You may notice that the "working with the community"
part
has been largely absent this winter. Beyond carefully reading**
all
of the public discussion to date, the working group has not actively worked with the community (at large) or specific community members. This is because I wanted to first focus on getting all of the
board
feedback and getting background information, and that has
taken
longer than I hoped. Of course we're not under the illusion that
any
changes can be made in how this organization works with
controversial
content (or even happily keeping the status quo) without
community
discussion (which there has been a lot of), consensus (which the recommendations were meant to help catalyze but afaik has not yet
emerged),
and hard work. I'd still suggest the meta talk pages along
with
commons policy pages as a good place to discuss the issue; and people
can
still help the working group by working on summarization,
analysis,
and procedure advice for going forward.
I'll say that the board does not yet have a formal
position
on this whole issue, and so I am hesitant to say much about
that
for fear of it being *taken* as an official board position.

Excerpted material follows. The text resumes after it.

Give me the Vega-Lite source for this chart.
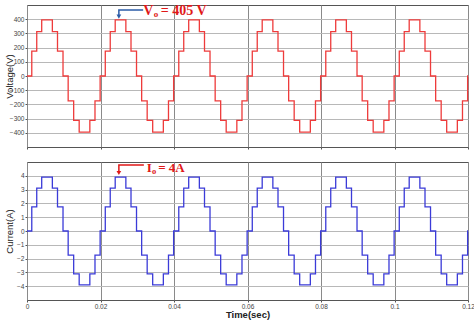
{
  "$schema": "https://vega.github.io/schema/vega-lite/v6.json",
  "padding": {"left": 3, "top": 3, "right": 0, "bottom": 0},
  "spacing": 15,
  "bounds": "flush",
  "config": {
    "view": {"stroke": "#555", "strokeWidth": 1},
    "axis": {"domain": false, "labelFont": "Liberation Sans", "labelFontSize": 6.5, "labelColor": "#444", "tickColor": "#555", "tickSize": 2, "titleFont": "Liberation Sans", "titleFontSize": 9.5, "titleFontWeight": "normal", "titleColor": "#222", "labelPadding": 1}
  },
  "datasets": {
    "wave": [
      {"t": 0, "v": 0, "i": 0},
      {"t": 0.0013, "v": 175, "i": 1.75}, {"t": 0.00265, "v": 312, "i": 3.1}, {"t": 0.004, "v": 395, "i": 3.9}, {"t": 0.0069, "v": 312, "i": 3.1}, {"t": 0.0083, "v": 175, "i": 1.75}, {"t": 0.0098, "v": 0, "i": 0},
      {"t": 0.0112, "v": -175, "i": -1.75}, {"t": 0.0127, "v": -312, "i": -3.1}, {"t": 0.0142, "v": -395, "i": -3.9}, {"t": 0.0171, "v": -312, "i": -3.1}, {"t": 0.0185, "v": -175, "i": -1.75}, {"t": 0.0199, "v": 0, "i": 0},
      {"t": 0.0213, "v": 175, "i": 1.75}, {"t": 0.02265, "v": 312, "i": 3.1}, {"t": 0.024, "v": 395, "i": 3.9}, {"t": 0.0269, "v": 312, "i": 3.1}, {"t": 0.0283, "v": 175, "i": 1.75}, {"t": 0.0298, "v": 0, "i": 0},
      {"t": 0.0312, "v": -175, "i": -1.75}, {"t": 0.0327, "v": -312, "i": -3.1}, {"t": 0.0342, "v": -395, "i": -3.9}, {"t": 0.0371, "v": -312, "i": -3.1}, {"t": 0.0385, "v": -175, "i": -1.75}, {"t": 0.0399, "v": 0, "i": 0},
      {"t": 0.0413, "v": 175, "i": 1.75}, {"t": 0.04265, "v": 312, "i": 3.1}, {"t": 0.044, "v": 395, "i": 3.9}, {"t": 0.0469, "v": 312, "i": 3.1}, {"t": 0.0483, "v": 175, "i": 1.75}, {"t": 0.0498, "v": 0, "i": 0},
      {"t": 0.0512, "v": -175, "i": -1.75}, {"t": 0.0527, "v": -312, "i": -3.1}, {"t": 0.0542, "v": -395, "i": -3.9}, {"t": 0.0571, "v": -312, "i": -3.1}, {"t": 0.0585, "v": -175, "i": -1.75}, {"t": 0.0599, "v": 0, "i": 0},
      {"t": 0.0613, "v": 175, "i": 1.75}, {"t": 0.06265, "v": 312, "i": 3.1}, {"t": 0.064, "v": 395, "i": 3.9}, {"t": 0.0669, "v": 312, "i": 3.1}, {"t": 0.0683, "v": 175, "i": 1.75}, {"t": 0.0698, "v": 0, "i": 0},
      {"t": 0.0712, "v": -175, "i": -1.75}, {"t": 0.0727, "v": -312, "i": -3.1}, {"t": 0.0742, "v": -395, "i": -3.9}, {"t": 0.0771, "v": -312, "i": -3.1}, {"t": 0.0785, "v": -175, "i": -1.75}, {"t": 0.0799, "v": 0, "i": 0},
      {"t": 0.0813, "v": 175, "i": 1.75}, {"t": 0.08265, "v": 312, "i": 3.1}, {"t": 0.084, "v": 395, "i": 3.9}, {"t": 0.0869, "v": 312, "i": 3.1}, {"t": 0.0883, "v": 175, "i": 1.75}, {"t": 0.0898, "v": 0, "i": 0},
      {"t": 0.0912, "v": -175, "i": -1.75}, {"t": 0.0927, "v": -312, "i": -3.1}, {"t": 0.0942, "v": -395, "i": -3.9}, {"t": 0.0971, "v": -312, "i": -3.1}, {"t": 0.0985, "v": -175, "i": -1.75}, {"t": 0.0999, "v": 0, "i": 0},
      {"t": 0.1013, "v": 175, "i": 1.75}, {"t": 0.10265, "v": 312, "i": 3.1}, {"t": 0.104, "v": 395, "i": 3.9}, {"t": 0.1069, "v": 312, "i": 3.1}, {"t": 0.1083, "v": 175, "i": 1.75}, {"t": 0.1098, "v": 0, "i": 0},
      {"t": 0.1112, "v": -175, "i": -1.75}, {"t": 0.1127, "v": -312, "i": -3.1}, {"t": 0.1142, "v": -395, "i": -3.9}, {"t": 0.1171, "v": -312, "i": -3.1}, {"t": 0.1185, "v": -175, "i": -1.75}, {"t": 0.1199, "v": 0, "i": 0},
      {"t": 0.12, "v": 0, "i": 0}
    ],
    "varrow": [{"k": 1, "t": 0.0316, "v": 465}, {"k": 2, "t": 0.0250, "v": 465}, {"k": 3, "t": 0.0250, "v": 425}],
    "vhead": [{"t": 0.0250, "v": 418}],
    "vtext": [{"t": 0.0316, "v": 432, "s": "V"}, {"t": 0.0364, "v": 432, "s": "= 405 V"}],
    "vsub": [{"t": 0.0345, "v": 414, "s": "o"}],
    "iarrow": [{"k": 1, "t": 0.0318, "i": 4.78}, {"k": 2, "t": 0.0250, "i": 4.78}, {"k": 3, "t": 0.0250, "i": 4.3}],
    "ihead": [{"t": 0.0250, "i": 4.2}],
    "itext": [{"t": 0.0326, "i": 4.3, "s": "I"}, {"t": 0.0357, "i": 4.3, "s": "= 4A"}],
    "isub": [{"t": 0.0340, "i": 4.14, "s": "o"}]
  },
  "vconcat": [
    {
      "width": 441,
      "height": 142,
      "encoding": {
        "x": {"field": "t", "type": "quantitative", "scale": {"domain": [0, 0.12], "nice": false}, "axis": {"values": [0, 0.02, 0.04, 0.06, 0.08, 0.1, 0.12], "labels": false, "title": null, "grid": true, "gridColor": "#8a8a8a"}},
        "y": {"field": "v", "type": "quantitative", "scale": {"domain": [-500, 500], "nice": false}, "axis": {"values": [-400, -300, -200, -100, 0, 100, 200, 300, 400], "title": "Voltage(V)", "grid": true, "gridColor": "#b8b8b8", "titleX": -13, "labelOverlap": false}}
      },
      "layer": [
        {
          "data": {"name": "wave"},
          "mark": {"type": "line", "interpolate": "step-after", "color": "#ee3b3b", "strokeWidth": 1.3}
        },
        {
          "data": {"name": "varrow"},
          "mark": {"type": "line", "color": "#2b5ca8", "strokeWidth": 1.5},
          "encoding": {"order": {"field": "k"}}
        },
        {
          "data": {"name": "vhead"},
          "mark": {"type": "point", "shape": "triangle-down", "filled": true, "color": "#2b5ca8", "size": 22, "opacity": 1}
        },
        {
          "data": {"name": "vtext"},
          "mark": {"type": "text", "align": "left", "baseline": "alphabetic", "font": "Liberation Serif", "fontWeight": "bold", "fontSize": 14, "color": "#e01818"},
          "encoding": {"text": {"field": "s"}}
        },
        {
          "data": {"name": "vsub"},
          "mark": {"type": "text", "align": "left", "baseline": "alphabetic", "font": "Liberation Serif", "fontWeight": "bold", "fontSize": 9, "color": "#e01818"},
          "encoding": {"text": {"field": "s"}}
        }
      ]
    },
    {
      "width": 441,
      "height": 138,
      "encoding": {
        "x": {"field": "t", "type": "quantitative", "scale": {"domain": [0, 0.12], "nice": false}, "axis": {"values": [0, 0.02, 0.04, 0.06, 0.08, 0.1, 0.12], "format": ".2~f", "title": "Time(sec)", "titleFontWeight": "bold", "titleFontSize": 9.5, "grid": true, "gridColor": "#8a8a8a", "labelFlush": false, "labelOverlap": false, "labelBound": false, "titlePadding": 0}},
        "y": {"field": "i", "type": "quantitative", "scale": {"domain": [-5, 5], "nice": false}, "axis": {"values": [-4, -3, -2, -1, 0, 1, 2, 3, 4], "title": "Current(A)", "grid": true, "gridColor": "#b8b8b8", "titleX": -13, "labelOverlap": false}}
      },
      "layer": [
        {
          "data": {"name": "wave"},
          "mark": {"type": "line", "interpolate": "step-after", "color": "#3b3bd8", "strokeWidth": 1.3}
        },
        {
          "data": {"name": "iarrow"},
          "mark": {"type": "line", "color": "#e01818", "strokeWidth": 1.5},
          "encoding": {"order": {"field": "k"}}
        },
        {
          "data": {"name": "ihead"},
          "mark": {"type": "point", "shape": "triangle-down", "filled": true, "color": "#e01818", "size": 22, "opacity": 1}
        },
        {
          "data": {"name": "itext"},
          "mark": {"type": "text", "align": "left", "baseline": "alphabetic", "font": "Liberation Serif", "fontWeight": "bold", "fontSize": 13, "color": "#e01818"},
          "encoding": {"text": {"field": "s"}}
        },
        {
          "data": {"name": "isub"},
          "mark": {"type": "text", "align": "left", "baseline": "alphabetic", "font": "Liberation Serif", "fontWeight": "bold", "fontSize": 8.5, "color": "#e01818"},
          "encoding": {"text": {"field": "s"}}
        }
      ]
    }
  ]
}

You may read this message and think "ok, they're
doing
something" or you may read this message and think "the board has
totally
lost the way/not done their job on this issue" or you may not
care
:) Either way, feel free to write me or us, publicly or
privately.
Our next step as a working group will be a report to the board,
likely at
the march meeting.
-- phoebe
** I have also been working on summarizing all this discussion; a big job.